The shape of the heat-dissipating member 300 provided in the image blur correction mechanism 240 according to a second embodiment will be described with reference to FIGS. 7 and 8. In the following description, like reference numerals are used to designate components that are identical or correspond to those in the first embodiment.

FIG. 7 is a detailed view of area A around the heat-dissipating member 300 illustrated in FIG. 2 according to the second embodiment. FIG. 8 is a cross-sectional view of area A around the heat-dissipating member 300 illustrated in FIG. 7.

The heat-dissipating member 300 is attached to the image sensor holder 232 at the movable portion attachment region 304 and to the rear-side plate 220 at the fixed portion attachment region 302 using double-sided tape or the like. More specifically, the movable portion attachment region 304 is located on the side of the image sensor holder 232 that faces the rear cover 104 (i.e., on a surface farther from the image sensor 231 in the imaging optical axis direction). The fixed portion attachment region 302 is located on the side of the rear-side plate 220 that faces the front base 102 (i.e., on a surface closer to the image sensor 231 in the imaging optical axis direction).

The connection portion 310 extends outward from the image sensor unit 230, from both the movable portion attachment region 304 and the fixed portion attachment region 302. In other words, the connection portion 310 extends in the X-axis direction away from the image sensor 231.

In this embodiment, the heat-dissipating member 300 extends further outward from the image sensor unit 230 than in the first embodiment, which results in an increase in the overall size of the image sensor unit 230. However, since the heat-dissipating member 300 has only one bent portion 318, its reaction force is smaller, thereby reducing the load applied to the heat-dissipating member 300 during the swinging motion of the image sensor unit 230.

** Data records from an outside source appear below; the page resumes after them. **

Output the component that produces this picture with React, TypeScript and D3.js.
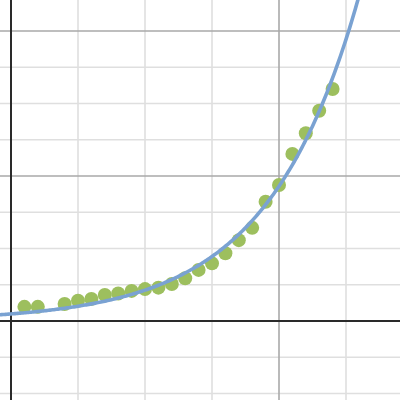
import React from "react";
import * as d3 from "d3";

const xValues = [0.2, 0.4, 0.8, 1.0, 1.2, 1.4, 1.6, 1.8, 2.0, 2.2, 2.4, 2.6, 2.8, 3.0, 3.2, 3.4, 3.6, 3.8, 4.0, 4.2, 4.4, 4.6, 4.8];
const yValues = [0.39, 0.39, 0.47, 0.56, 0.61, 0.72, 0.76, 0.83, 0.88, 0.92, 1.02, 1.18, 1.41, 1.59, 1.87, 2.23, 2.57, 3.29, 3.75, 4.61, 5.18, 5.8, 6.4];

// fitted exponential model y = a * e^(b x)
const fitA = 0.195;
const fitB = 0.737;

const minorX = [1, 2, 3, 5];
const majorX = [4];
const minorY = [-2, -1, 1, 2, 3, 5, 6, 7];
const majorY = [4, 8];

const W = 400;
const H = 400;

export default function App() {
  const x = d3.scaleLinear().domain([0, 4]).range([11, 279]);
  const y = d3.scaleLinear().domain([0, 8]).range([321, 31]);

  const curveXs = d3.range(-0.4, 5.5, 0.02);
  const line = d3
    .line<number>()
    .x((d) => x(d))
    .y((d) => y(fitA * Math.exp(fitB * d)))
    .curve(d3.curveLinear);

  return (
    <svg
      width={W}
      height={H}
      style={{ position: "fixed", left: 0, top: 0, background: "#fff" }}
    >
      <rect width={W} height={H} fill="#ffffff" />
      {minorX.map((v) => (
        <line key={"mx" + v} x1={x(v)} x2={x(v)} y1={0} y2={H} stroke="#dfdfdf" strokeWidth={1.6} />
      ))}
      {minorY.map((v) => (
        <line key={"my" + v} x1={0} x2={W} y1={y(v)} y2={y(v)} stroke="#dfdfdf" strokeWidth={1.6} />
      ))}
      {majorX.map((v) => (
        <line key={"Mx" + v} x1={x(v)} x2={x(v)} y1={0} y2={H} stroke="#a9a9a9" strokeWidth={1.6} />
      ))}
      {majorY.map((v) => (
        <line key={"My" + v} x1={0} x2={W} y1={y(v)} y2={y(v)} stroke="#a9a9a9" strokeWidth={1.6} />
      ))}
      <line x1={x(0)} x2={x(0)} y1={0} y2={H} stroke="#2a2a2a" strokeWidth={2} />
      <line x1={0} x2={W} y1={y(0)} y2={y(0)} stroke="#2a2a2a" strokeWidth={2} />
      {xValues.map((xv, i) => (
        <circle key={"p" + i} cx={x(xv)} cy={y(yValues[i])} r={7} fill="#9dbf5e" />
      ))}
      <path d={line(curveXs) || ""} fill="none" stroke="#7aa2d2" strokeWidth={3.6} strokeLinejoin="round" />
    </svg>
  );
}
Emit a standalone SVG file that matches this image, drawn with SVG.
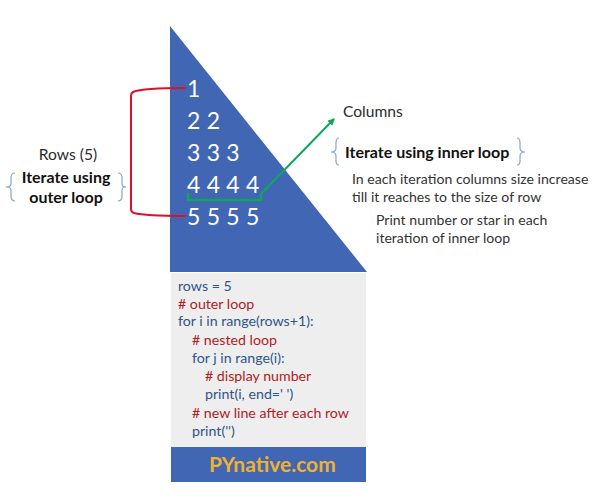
<svg xmlns="http://www.w3.org/2000/svg" width="601" height="500" viewBox="0 0 601 500">
<defs>
<style>
text{font-family:Lato,"Open Sans","Liberation Sans",sans-serif}
.num{font-size:23px;fill:#fff;letter-spacing:0.2px}
.lab{font-size:15.6px;fill:#2b2b2b}
.b{font-size:16px;font-weight:700;fill:#111}
.d{font-size:14.1px;fill:#333}
.c{font-size:14.2px;fill:#2f5587}
.r{font-size:14.2px;fill:#b01c24}
.br{fill:none;stroke:#8aa5cc;stroke-width:1.2}
.red{fill:none;stroke:#dc0f2d;stroke-width:2}
.grn{fill:none;stroke:#0fa65a;stroke-width:2}
.grn2{fill:none;stroke:#0fa65a;stroke-width:2.6}
</style>
<marker id="ah" markerWidth="8" markerHeight="8" refX="6" refY="3.5" orient="auto" markerUnits="userSpaceOnUse"><path d="M0 0L7 3.5L0 7z" fill="#0fa65a"/></marker>
</defs>
<rect width="601" height="500" fill="#fff"/>
<g id="triangle"><path d="M170 26L367 272H170z" fill="#4066b4"/>
<text class="num" x="187" y="97">1</text>
<text class="num" x="187" y="129">2 2</text>
<text class="num" x="187" y="161">3 3 3</text>
<text class="num" x="187" y="193">4 4 4 4</text>
<text class="num" x="187" y="225">5 5 5 5</text></g>
<g id="code-box"><rect x="171" y="273" width="195" height="174" fill="#eeeeee"/>
<text class="c" x="178" y="291">rows = 5</text>
<text class="r" x="178" y="309"># outer loop</text>
<text class="c" x="178" y="326">for i in range(rows+1):</text>
<text class="r" x="192" y="345"># nested loop</text>
<text class="c" x="192" y="363">for j in range(i):</text>
<text class="r" x="205" y="381"># display number</text>
<text class="c" x="205" y="399">print(i, end=' ')</text>
<text class="r" x="192" y="418"># new line after each row</text>
<text class="c" x="192" y="436">print('')</text></g>
<g id="banner"><rect x="171" y="447" width="195" height="35" fill="#4066b4"/>
<text x="209" y="472" font-size="21" font-weight="700" fill="#f2b12c">PYnative.com</text></g>
<g id="rows-label">
<text class="lab" x="68" y="160" text-anchor="middle">Rows (5)</text>
<text class="b" x="66" y="183" text-anchor="middle">Iterate using</text>
<text class="b" x="66" y="203" text-anchor="middle">outer loop</text>
<path class="br" d="M15 173Q11 173 11 178V184Q11 187 6 187Q11 187 11 190V196Q11 201 15 201"/>
<path class="br" d="M118 173Q122 173 122 178V184Q122 187 126 187Q122 187 122 190V196Q122 201 118 201"/>
</g>
<g id="columns-label">
<text class="lab" x="343" y="117">Columns</text>
<text class="b" x="345" y="158">Iterate using inner loop</text>
<path class="br" d="M339 138Q336 138 336 143V148Q336 152 331 152Q336 152 336 156V161Q336 165 339 165"/>
<path class="br" d="M517 138Q520 138 520 143V148Q520 152 525 152Q520 152 520 156V161Q520 165 517 165"/>
<text class="d" x="352" y="184">In each iteration columns size increase</text>
<text class="d" x="352" y="202">till it reaches to the size of row</text>
<text class="d" x="376" y="225">Print number or star in each</text>
<text class="d" x="376" y="243">iteration of inner loop</text>
</g>
<g id="connectors">
<path class="red" d="M186 88C160 88 140 89 133 92Q131 93 131 96V209Q131 212 134 213C145 216 165 216 186 216"/>
<path class="grn2" d="M188 193V200H261V194"/>
<path class="grn" d="M261 194L334 119" marker-end="url(#ah)"/>
</g>
</svg>
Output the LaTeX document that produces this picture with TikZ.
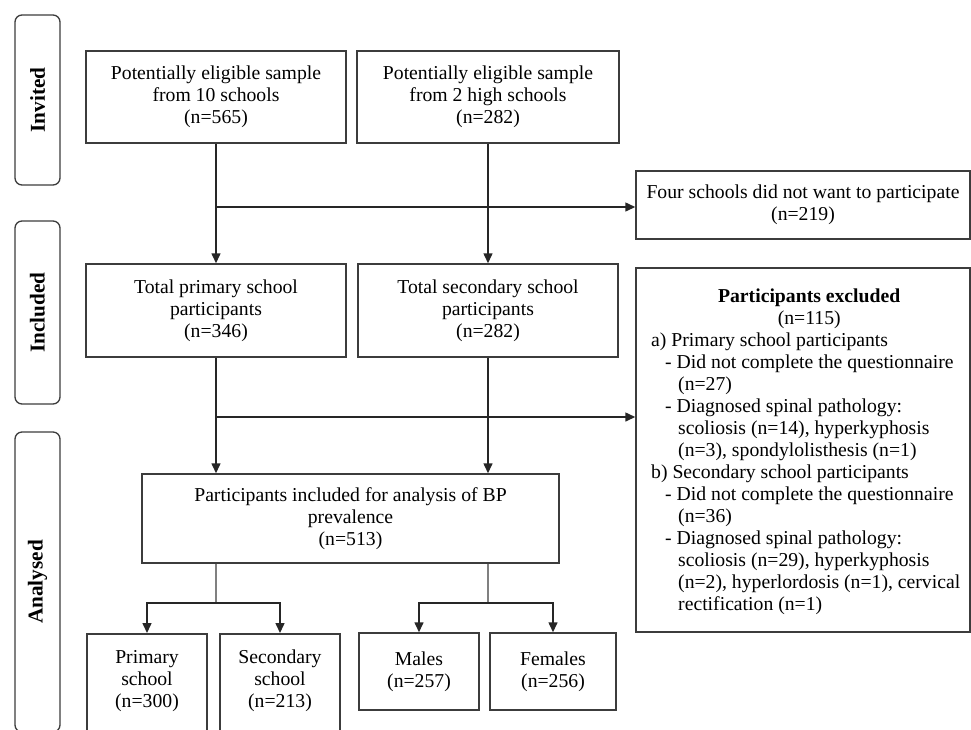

According to the above embodiments, it is possible to provide an imaging device and an image blur correction mechanism having a heat-dissipating structure capable of sufficiently dissipating heat generated from an image sensor without increasing the overall size and without interfering with the drive control of a movable portion.

Other Embodiments

Embodiment(s) of the present disclosure can also be realized by a computer of a system or apparatus that reads out and executes computer executable instructions (e.g., one or more programs) recorded on a storage medium (which may also be referred to more fully as a ‘non-transitory computer-readable storage medium’) to perform the functions of one or more of the above-described embodiment(s) and/or that includes one or more circuits (e.g., application specific integrated circuit (ASIC)) for performing the functions of one or more of the above-described embodiment(s), and by a method performed by the computer of the system or apparatus by, for example, reading out and executing the computer executable instructions from the storage medium to perform the functions of one or more of the above-described embodiment(s) and/or controlling the one or more circuits to perform the functions of one or more of the above-described embodiment(s). The computer may comprise one or more processors (e.g., central processing unit (CPU), micro processing unit (MPU)) and may include a network of separate computers or separate processors to read out and execute the computer executable instructions. The computer executable instructions may be provided to the computer, for example, from a network or the storage medium. The storage medium may include, for example, one or more of a hard disk, a random-access memory (RAM), a read only memory (ROM), a storage of distributed computing systems, an optical disk (such as a compact disc (CD), digital versatile disc (DVD), or Blu-ray Disc (BD) TM), a flash memory device, a memory card, and the like.

While the present disclosure has been described with reference to embodiments, it is to be understood that the present disclosure is not limited to the disclosed embodiments. The scope of the following claims is to be accorded the broadest interpretation so as to encompass all such modifications and equivalent structures and functions.